Monday, January 20, 2020

Coconut Curry Shrimp


I have been on a roll lately in making new recipes that the whole family loves. This is just another example.

Curry is a wonderful treatment for shrimp, and when combined with coconut milk, it just takes it over the top. This delightful dish makes a wonderful and complete dinner when served over rice and with a green vegetable. And it ticks all of my weeknight boxes: easy, fast, delicious.


I use cooked shrimp in this dish for the convenience factor. If you use raw shrimp, just peel and devein it and add it to the sauce and let it cook for 2-3 minutes instead of just warming. Easy peasy!

January is a great time to try new recipes - I hope this one will become a regular at your house!


There are a lot more great ideas at Inspire Me, Inspire Me 2, Fabulous, Hearth and Soul.


Coconut Curry Shrimp

12 oz. cooked large shrimp
1/2 cup chopped onions
1 garlic clove, minced
1 Tbsp. grated fresh ginger
1/2 teaspoon sea salt
1/2 teaspoon black pepper
1 Tbsp. plus 1 tsp. curry powder
1 Tbsp. flour
1 Tbsp. butter
1 can unsweetened coconut milk
1 tsp. coconut palm sugar
1 Tbsp. lime juice
1/2 cup freshly chopped cilantro

In a large skillet over medium heat, add onion and cook until tender, about 4 minutes. Add garlic and cook 1 additional minute. Add ginger, salt, black pepper, and curry powder, stir to combine.

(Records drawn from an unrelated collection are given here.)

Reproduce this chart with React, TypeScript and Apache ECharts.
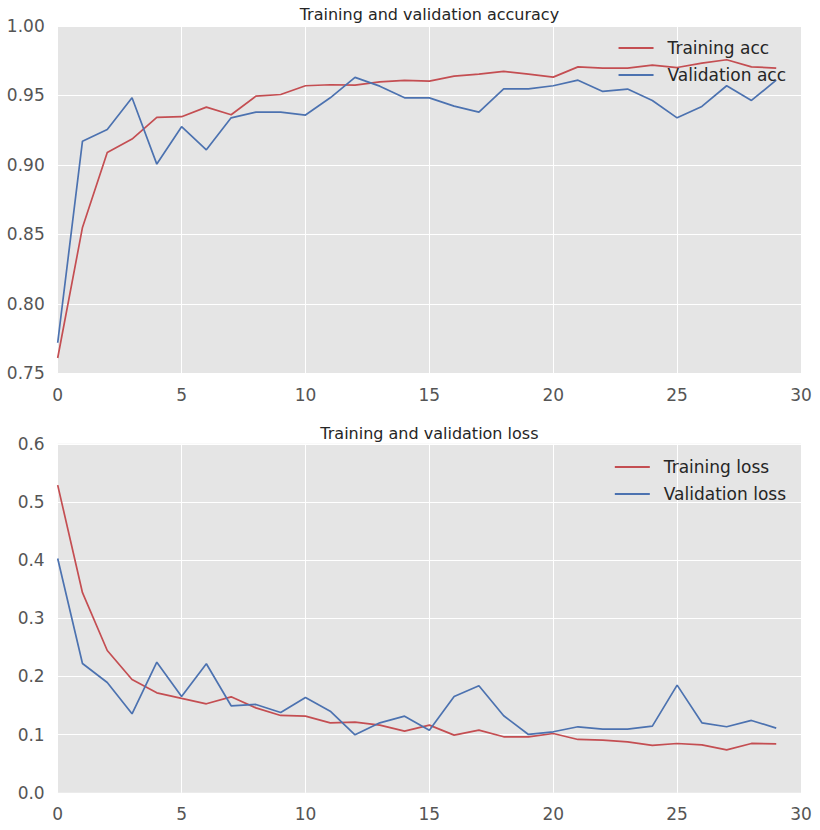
import React, { useEffect, useRef } from "react";
import * as echarts from "echarts";

const epochs = Array.from({ length: 30 }, (_, i) => i);

const trainAcc = [
  0.761, 0.855, 0.909, 0.9186, 0.9342, 0.9347, 0.9416, 0.9361, 0.9495, 0.9507,
  0.957, 0.9577, 0.9574, 0.9598, 0.9608, 0.9603, 0.9639, 0.9653, 0.9673, 0.9653,
  0.9632, 0.9706, 0.9697, 0.9697, 0.9718, 0.9701, 0.9733, 0.9757, 0.9706, 0.9697,
];
const valAcc = [
  0.772, 0.9171, 0.9255, 0.9483, 0.9006, 0.9275, 0.9109, 0.9339, 0.938, 0.938,
  0.9359, 0.9483, 0.963, 0.9567, 0.9483, 0.9483, 0.9423, 0.938, 0.9548, 0.9548,
  0.957, 0.961, 0.9529, 0.9546, 0.9464, 0.9339, 0.9421, 0.957, 0.9464, 0.961,
];
const trainLoss = [
  0.529, 0.344, 0.2447, 0.1948, 0.1719, 0.1622, 0.153, 0.165, 0.146, 0.133,
  0.1318, 0.1203, 0.1215, 0.1163, 0.106, 0.1163, 0.0991, 0.1077, 0.0963, 0.0963,
  0.102, 0.0917, 0.0905, 0.0877, 0.0814, 0.0848, 0.0825, 0.0739, 0.0848, 0.0842,
];
const valLoss = [
  0.4029, 0.2223, 0.1897, 0.1358, 0.2246, 0.1656, 0.2218, 0.1496, 0.1519, 0.1381,
  0.1639, 0.1404, 0.0997, 0.1203, 0.1318, 0.1077, 0.1656, 0.184, 0.1324, 0.1003,
  0.1049, 0.1135, 0.1095, 0.1095, 0.1146, 0.1851, 0.1203, 0.1135, 0.1244, 0.1112,
];

const RED = "#C44E52";
const BLUE = "#4C72B0";
const FONT = "DejaVu Sans";
const TICK = "#555555";

const pair = (arr: number[]) => epochs.map((e, i) => [e, arr[i]]);

export default function App() {
  const ref = useRef<HTMLDivElement>(null);
  useEffect(() => {
    if (!ref.current) return;
    const chart = echarts.init(ref.current, null, { renderer: "svg" });
    const xAxisBase = (gridIndex: number) => ({
      type: "value" as const,
      gridIndex,
      min: 0,
      max: 30,
      interval: 5,
      axisLine: { show: false },
      axisTick: { show: false },
      axisLabel: { color: TICK, fontSize: 17, fontFamily: FONT, margin: 13 },
      splitLine: { show: true, lineStyle: { color: "#ffffff", width: 1 } },
    });
    const yAxisBase = (gridIndex: number, min: number, max: number, interval: number, dec: number) => ({
      type: "value" as const,
      gridIndex,
      min,
      max,
      interval,
      axisLine: { show: false },
      axisTick: { show: false },
      axisLabel: {
        color: TICK,
        fontSize: 17,
        fontFamily: FONT,
        margin: 13,
        formatter: (v: number) => v.toFixed(dec),
      },
      splitLine: { show: true, lineStyle: { color: "#ffffff", width: 1 } },
    });
    const lineSeries = (name: string, data: number[], color: string, idx: number) => ({
      type: "line" as const,
      name,
      xAxisIndex: idx,
      yAxisIndex: idx,
      data: pair(data),
      symbol: "none",
      lineStyle: { color, width: 1.7 },
      itemStyle: { color },
    });
    const legendBase = (data: string[], top: number) => ({
      data,
      orient: "vertical" as const,
      right: 34,
      top,
      icon: "rect",
      itemWidth: 35,
      itemHeight: 2,
      itemGap: 9,
      padding: 0,
      align: "left" as const,
      textStyle: {
        color: "#262626",
        fontSize: 17,
        fontFamily: FONT,
        lineHeight: 18,
        padding: [0, 0, 0, 9],
      },
    });
    chart.setOption({
      animation: false,
      backgroundColor: "#ffffff",
      title: [
        {
          text: "Training and validation accuracy",
          left: 429.4,
          top: 6,
          textAlign: "center",
          padding: 0,
          textStyle: { color: "#262626", fontSize: 16, fontWeight: "normal", fontFamily: FONT },
        },
        {
          text: "Training and validation loss",
          left: 429.4,
          top: 425,
          textAlign: "center",
          padding: 0,
          textStyle: { color: "#262626", fontSize: 16, fontWeight: "normal", fontFamily: FONT },
        },
      ],
      legend: [
        legendBase(["Training acc", "Validation acc"], 39),
        legendBase(["Training loss", "Validation loss"], 458),
      ],
      grid: [
        { left: 57.7, right: 19, top: 26, height: 347.3, show: true, backgroundColor: "#E5E5E5", borderWidth: 0 },
        { left: 57.7, right: 19, top: 443.8, height: 349, show: true, backgroundColor: "#E5E5E5", borderWidth: 0 },
      ],
      xAxis: [xAxisBase(0), xAxisBase(1)],
      yAxis: [yAxisBase(0, 0.75, 1.0, 0.05, 2), yAxisBase(1, 0, 0.6, 0.1, 1)],
      series: [
        lineSeries("Training acc", trainAcc, RED, 0),
        lineSeries("Validation acc", valAcc, BLUE, 0),
        lineSeries("Training loss", trainLoss, RED, 1),
        lineSeries("Validation loss", valLoss, BLUE, 1),
      ],
    });
    return () => chart.dispose();
  }, []);
  return (
    <div
      ref={ref}
      style={{ position: "absolute", left: 0, top: 0, width: 820, height: 830 }}
    />
  );
}
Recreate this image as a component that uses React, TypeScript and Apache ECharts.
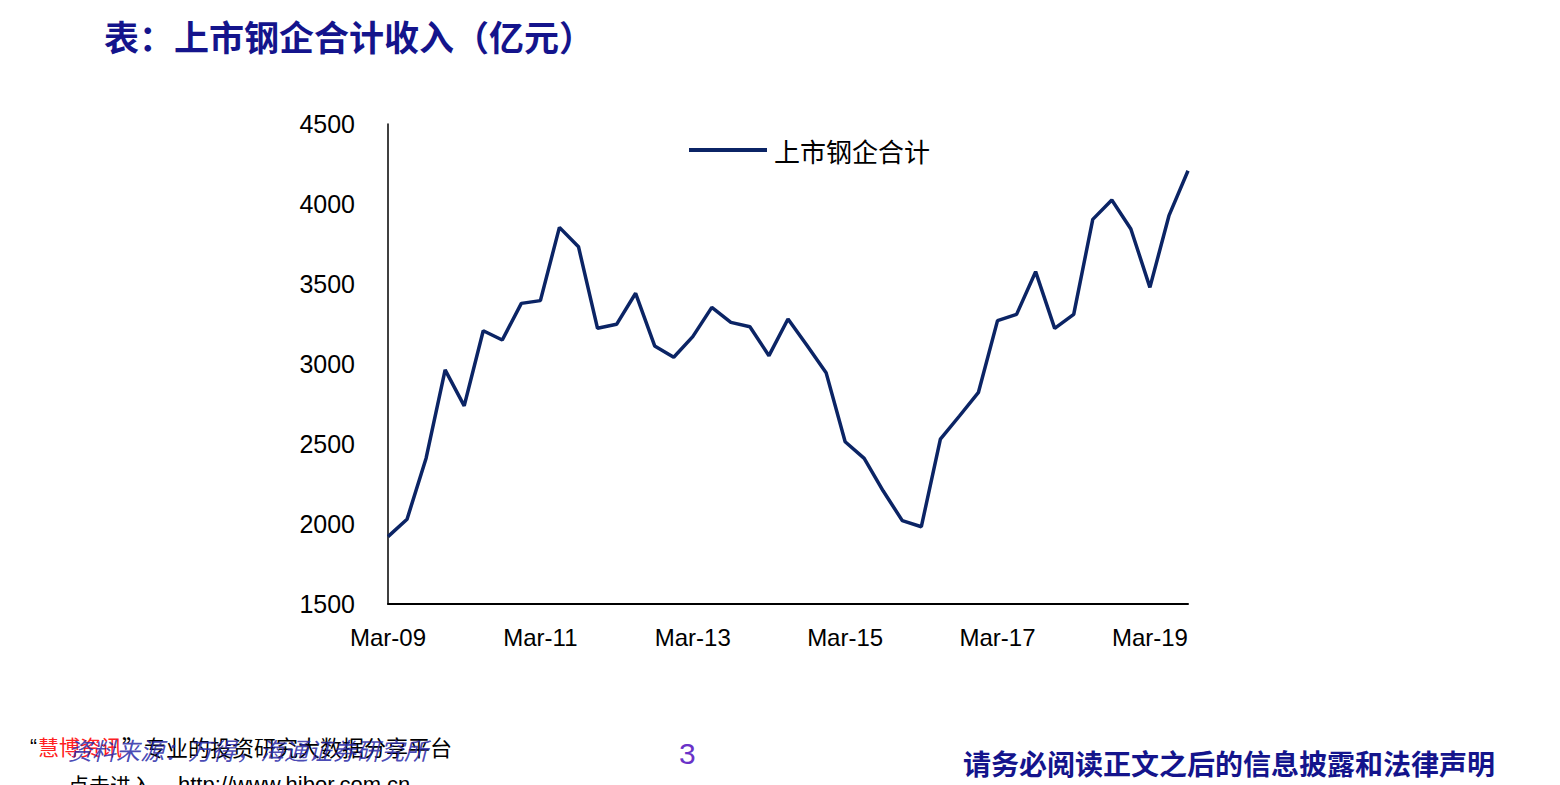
import React, { useEffect, useRef } from "react";
import * as echarts from "echarts";

const months = ["Mar", "Jun", "Sep", "Dec"];
const categories: string[] = [];
for (let y = 9; y <= 19; y++) {
  for (const m of months) {
    categories.push(`${m}-${String(y).padStart(2, "0")}`);
  }
}
categories.splice(43);

const seriesName = "上市钢企合计";
const revenue = [
  1921, 2030, 2411, 2963, 2738, 3208, 3150, 3379, 3396, 3854, 3733, 3223,
  3248, 3442, 3113, 3042, 3171, 3354, 3260, 3233, 3052, 3281, 3115, 2946,
  2514, 2410, 2206, 2021, 1983, 2531, 2675, 2823, 3271, 3310, 3577, 3223,
  3310, 3904, 4025, 3844, 3479, 3927, 4208,
];

const titleText = "表：上市钢企合计收入（亿元）";
const footerRight = "请务必阅读正文之后的信息披露和法律声明";
const pageNo = "3";
const sourceText = "资料来源：万得，海通证券研究所";

export default function App() {
  const ref = useRef<HTMLDivElement>(null);
  useEffect(() => {
    if (!ref.current) return;
    const chart = echarts.init(ref.current, null, { renderer: "svg" });
    const cjk = "'Noto Sans CJK SC', sans-serif";
    const latin = "'Liberation Sans', Arial, sans-serif";
    chart.setOption({
      animation: false,
      backgroundColor: "#ffffff",
      grid: { left: 388, right: 372, top: 124, bottom: 181 },
      legend: {
        left: 684,
        top: 132,
        icon: "rect",
        itemWidth: 78,
        itemHeight: 4,
        itemGap: 10,
        data: [seriesName],
        textStyle: { fontSize: 26, color: "#000", fontFamily: cjk, padding: [0, 0, 0, 2] },
      },
      xAxis: {
        type: "category",
        data: categories,
        boundaryGap: false,
        axisLine: { show: true, lineStyle: { color: "#000", width: 2 } },
        axisTick: { show: false },
        axisLabel: {
          interval: 7,
          fontSize: 24,
          color: "#000",
          margin: 21,
          fontFamily: latin,
        },
        splitLine: { show: false },
      },
      yAxis: {
        type: "value",
        min: 1500,
        max: 4500,
        interval: 500,
        axisLine: { show: true, lineStyle: { color: "#000", width: 1.5 } },
        axisTick: { show: false },
        axisLabel: {
          fontSize: 25,
          color: "#000",
          margin: 33,
          fontFamily: latin,
          formatter: (v: number) => String(v),
        },
        splitLine: { show: false },
      },
      series: [
        {
          name: seriesName,
          type: "line",
          data: revenue,
          symbol: "none",
          itemStyle: { color: "#0b2465" },
          lineStyle: { color: "#0b2465", width: 3.5 },
        },
      ],
      graphic: [
        {
          type: "text",
          left: 104,
          top: 18,
          style: {
            text: titleText,
            fontSize: 35,
            fontWeight: "bold",
            fill: "#14148c",
            fontFamily: cjk,
          },
        },
        {
          type: "text",
          left: 30,
          top: 735,
          style: {
            text: "“",
            fontSize: 21,
            fill: "#000",
            fontFamily: latin,
          },
        },
        {
          type: "text",
          left: 38,
          top: 735,
          style: {
            text: "慧博资讯",
            fontSize: 21,
            fill: "#ff2020",
            fontFamily: cjk,
          },
        },
        {
          type: "text",
          left: 122,
          top: 735,
          style: {
            text: "”专业的投资研究大数据分享平台",
            fontSize: 22,
            fill: "#000",
            fontFamily: cjk,
          },
        },
        {
          type: "text",
          left: 68,
          top: 737,
          style: {
            text: sourceText,
            fontSize: 24,
            fill: "#2a2aa8",
            fontFamily: cjk,
            fontStyle: "italic",
            opacity: 0.85,
          },
        },
        {
          type: "text",
          left: 68,
          top: 773,
          style: {
            text: "点击进入",
            fontSize: 21,
            fill: "#000",
            fontFamily: cjk,
          },
        },
        {
          type: "text",
          left: 178,
          top: 773,
          style: {
            text: "http://www.hibor.com.cn",
            fontSize: 22,
            fill: "#000",
            fontFamily: latin,
          },
        },
        {
          type: "text",
          left: 679,
          top: 738,
          style: {
            text: pageNo,
            fontSize: 30,
            fill: "#6a32c8",
            fontFamily: latin,
          },
        },
        {
          type: "text",
          left: 963,
          top: 749,
          style: {
            text: footerRight,
            fontSize: 28,
            fontWeight: "bold",
            fill: "#14148c",
            fontFamily: cjk,
          },
        },
      ],
    });
    return () => chart.dispose();
  }, []);
  return (
    <div
      ref={ref}
      style={{ position: "absolute", left: 0, top: 0, width: 1560, height: 785 }}
    />
  );
}
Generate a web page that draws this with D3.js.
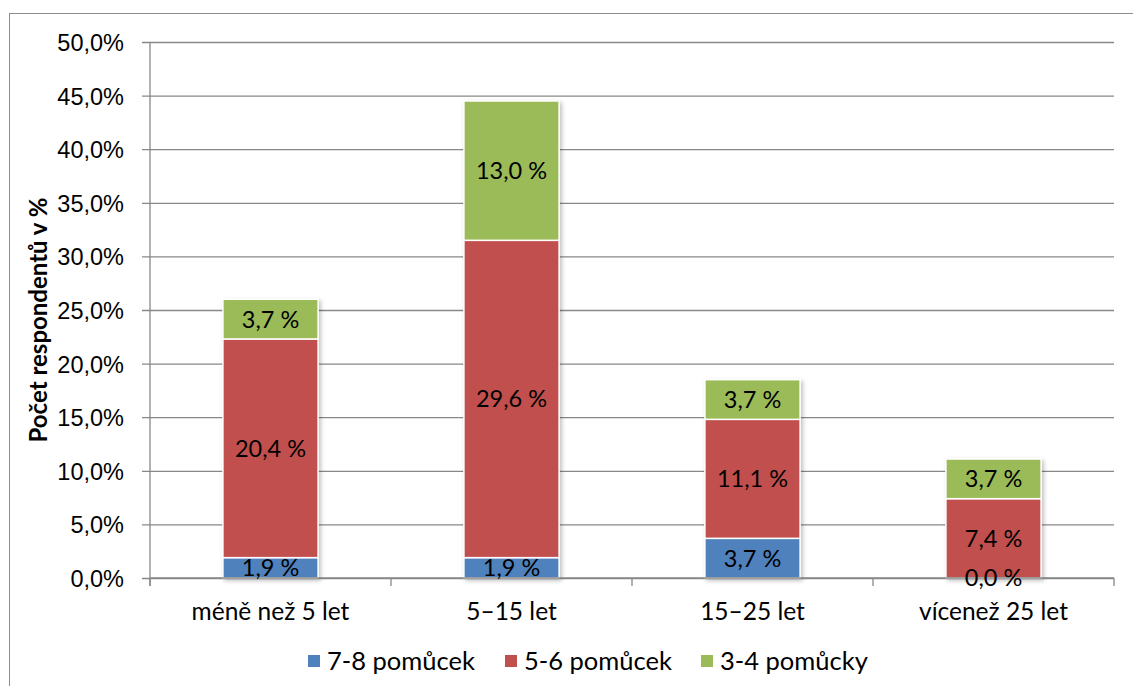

Add the coconut milk and sugar, stir and bring to a boil. Reduce heat to a low-boil. Combine butter and flour; add to the skillet and cook until it starts to thicken up, about 5 minutes. Add the shrimp and cook just until heated through, about 15 seconds.

Remove from the heat. Add the lime juice and cilantro, stir to combine. Serve over rice.